Radiation is a primary concern for long-duration human spaceflight, such as the planned trips to Mars, which are the stated goal of organizations such as NASA and SpaceX. Shielding is the standard way to protect astronauts from radiation during those flights. However, shielding is heavy and, therefore, expensive when it is launched off the Earth.

What if, instead, astronauts could hitch a ride on a giant mass of shielding already in space that will take them directly to their destination? That is the basic thought behind a paper from Victor Reshetnyk and his student at Taras Shevchenko National University in Kyiv posted to the arXiv preprint server.
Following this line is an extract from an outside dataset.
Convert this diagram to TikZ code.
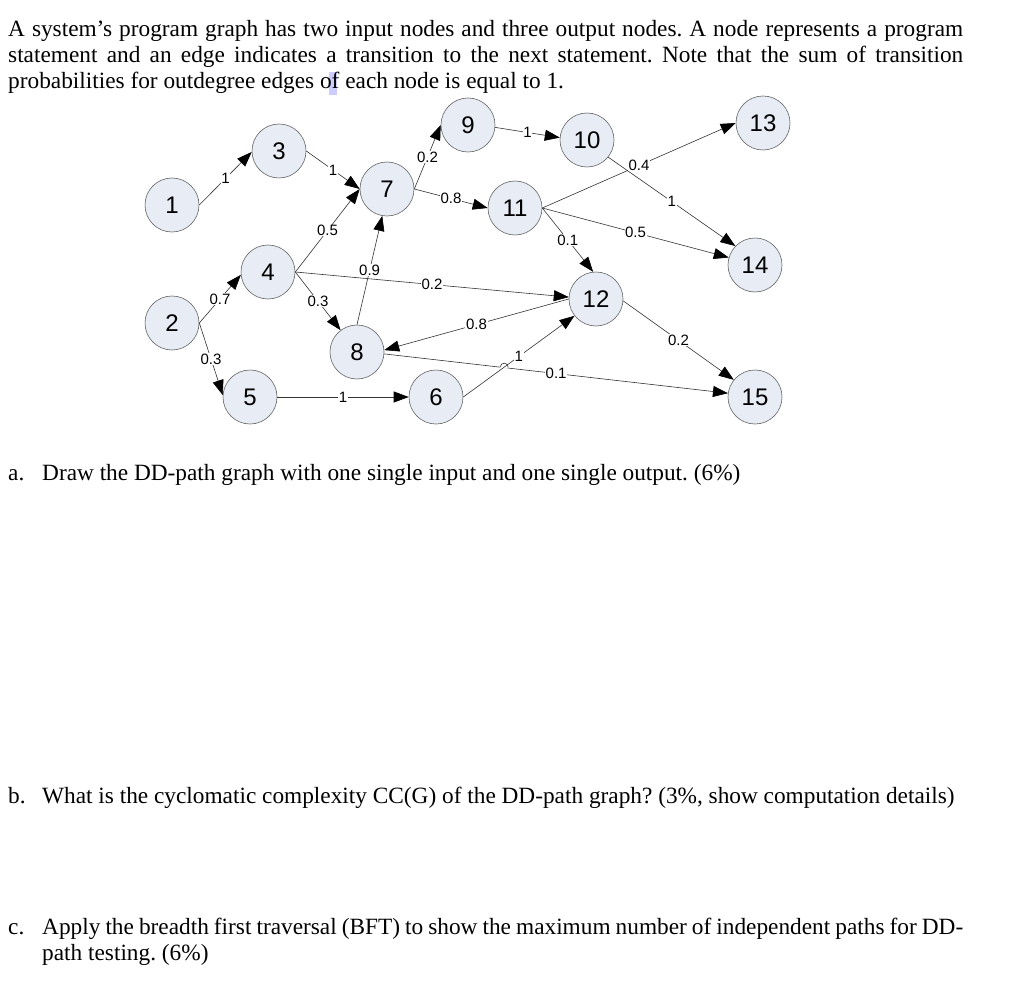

They looked at data collected by NASA’s Horizons service and analyzed the orbits of more than 35,000 Near Earth Objects (NEOs) for their trajectories to see if their paths would cross somewhere between the binary pairs of Earth-Venus, Earth-Mars, or Mars-Venus. If so, then in theory, they could be used as shielding from the deadly radiation astronauts would have to either suffer from or shield against on the trip.

Given the sheer amount of objects they looked at, they were bound to find some good candidates—and they did, with an estimated 525 making “fast” transfers of less than 180 days. They then further narrowed this list down to a reasonable speed during the approach to the planet they would start from—essentially to make sure that a crewed spacecraft could actually catch up to the asteroid without burning an absurd amount of fuel.

That lowered the total number of candidates down to 120, with the following breakdown:

• Earth to Venus: 44
• Earth to Mars: 17
• Mars to Earth: 13
• Mars to Venus: 2
• Venus to Earth: 38
• Venus to Mars: 6

In other words, there were plenty of options for hitching a ride. Granted, none of these would be exceptionally roomy—the largest is estimated to have a diameter of only 0.37 km. However, there is still plenty of room to fit a spaceship, as long as it’s not a Star Destroyer or Battleship from 40K.

Additionally, the authors found some asteroids that had more unique trajectories. Eleven had the possibility of doing “multiple” transfers, meaning they could go from Earth to Venus and then back or vice versa, but only one would do the same for the Venus to Mars trip. Two could even do a “double” transfer, meaning they could go from Earth to Venus to Mars or from Mars to Venus to Earth in less than one year. Anything beyond that wasn’t possible, though—they didn’t find any asteroids akin to an “Aldrin Cycler” that would go between the planets indefinitely on a known orbit.

That’s not to say that asteroid doesn’t already exist—we might just not have found it yet. NEO Surveyor, a NASA mission designed to launch in 2028 to find 90% of all NEOs larger than 140m in diameter, could increase the number of known NEOs by an order of magnitude.

Using any of them for a massive radiation shield for a crewed mission would take much more dedicated work, though. Any such transformation is decades away at least—but the place to start is to find the right ones, and this paper contributes to that effort.